Wer ohne Schuld handelt, kann deshalb nicht bestraft werden. Anders als bei Erwachsenen und Heranwachsenden bei denen von der Schuldfähigkeit regelmäßig auszugehen ist, muss die strafrechtliche Verantwortlichkeit eines Jugendlichen stets vorab positiv festgestellt werden.

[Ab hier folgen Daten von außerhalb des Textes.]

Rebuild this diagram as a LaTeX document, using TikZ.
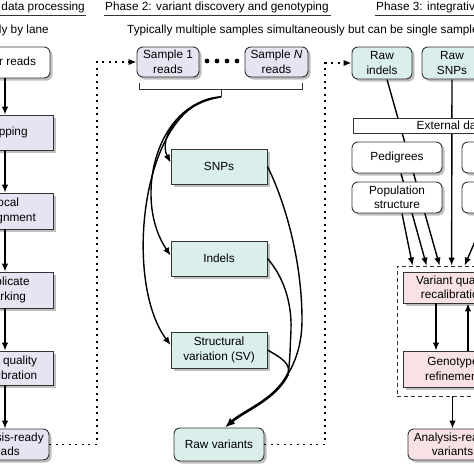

Neben der allgemeinen Schuldunfähigkeit aus § 20 StGB normiert § 3 JGG deshalb noch einen speziellen Schuldausschließungsgrund für Jugendliche. Entscheidend für die strafrechtliche Verantwortlichkeit ist demnach der Reifegrad des jungen Menschen. Der Jugendliche ist für seine Tat nur dann zu bestrafen, wenn er zum Zeitpunkt der Tat nach seiner sittlichen und geistigen Entwicklung reif genug war das Unrecht seiner Tat einzusehen und nach dieser Einsicht zu handeln.
Kann die Strafmündigkeit nicht positiv festgestellt werden, ist der Jugendliche nicht für seine strafbare Handlung verantwortlich und bleibt daher straflos. In Betracht kommen dann nur vormundschaftsgerichtliche Maßnahmen.
Für Heranwachsende gilt § 3 JGG übrigens nicht. Hier können ebenso wie für Erwachsene nur die allgemeingültige Schuldunfähigkeit nach § 20 oder die verminderte Schuldunfähigkeit nach § 21 StGB zur Anwendung kommen.